If you can’t get an ETS through, do something else that works. Make it big and make it dramatic. There was a lot of scepticism about the ETS in any case. You still have a chance to redeem yourself if its replacement is bigger and better.
All it takes is a single political decision, and you are the one to do it.
Here’s an idea: mandate change.
Use incentives and market mechanisms, but don’t rely on them. Price signals work for a smooth market economy but the market couldn’t care less about the planet.
And how well do price signals work for inelastic demand any way (such as energy)? Look at tobacco. Like any addiction, people will spend whatever it takes on the thing they are addicted to.

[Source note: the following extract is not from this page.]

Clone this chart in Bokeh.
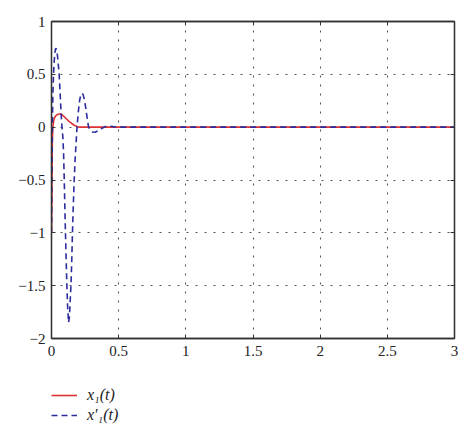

A price is always going to be seen as a tax that is optional – to be imposed or removed with political expediency.
Make the action personal; an individual responsibility, dramatic enough and which cuts deep enough to send a shock-horror message as powerful as the one about running out of water.
How about an energy budget for each household and business? Just like Level 3, Level 4 water restrictions?
A carbon ‘budget’ for the overall economy, as in the ETS, will never be as powerful and transforming as saying, No you cannot water the pavement, no matter how much you pay for the water’; you cannot use more than x amount of energy each month, no matter how much money you have”.
And why have mandatory disclosure of energy profiles in offices without mandatory improvements?
Leaders in the property industry are already doing their best and disclosing their ratings on the NABERS website. The laggards don’t give a damn; their tenants just want cheap rent; so what if the building has only 1 or 2 stars?
Send serious stable, set-in-concrete, signals to the market on renewable energy.
Do all these things and stop wasting time as if this is all feel-good, fuzzy and optional.
Last week a new grassroots campaign started up in 70 Australian cities and towns to lobby for clean energy. It’s an election campaign, and it will be door-knocking Australian households for a vote on clean energy.
Do not underestimate the door-knockers of life. The people who are doing this are indefatigable. And the campaign will be more potent than that to save the Franklin River because it will be driven not by a desire to save something of great beauty but by a drive that is far more intense and primal – the urge to survive. And the door-knockers know that the changes are set for their own lifetime, not just their children, or the generations coming after them.
Mr Prime Minister, all would be forgiven if you stood up strongly like a leader and said that even if we all go down, at least it we’ll go down fighting, blah blah blah…
You know the rest.
Stand up, please. For this wonderful country. This amazing planet.
Otherwise we will work on Tony Abbott to “get” climate change – maybe not as silly as some people might think, now that Malcolm Turnbull is back in the middle – and he won’t be afraid of taking strong action.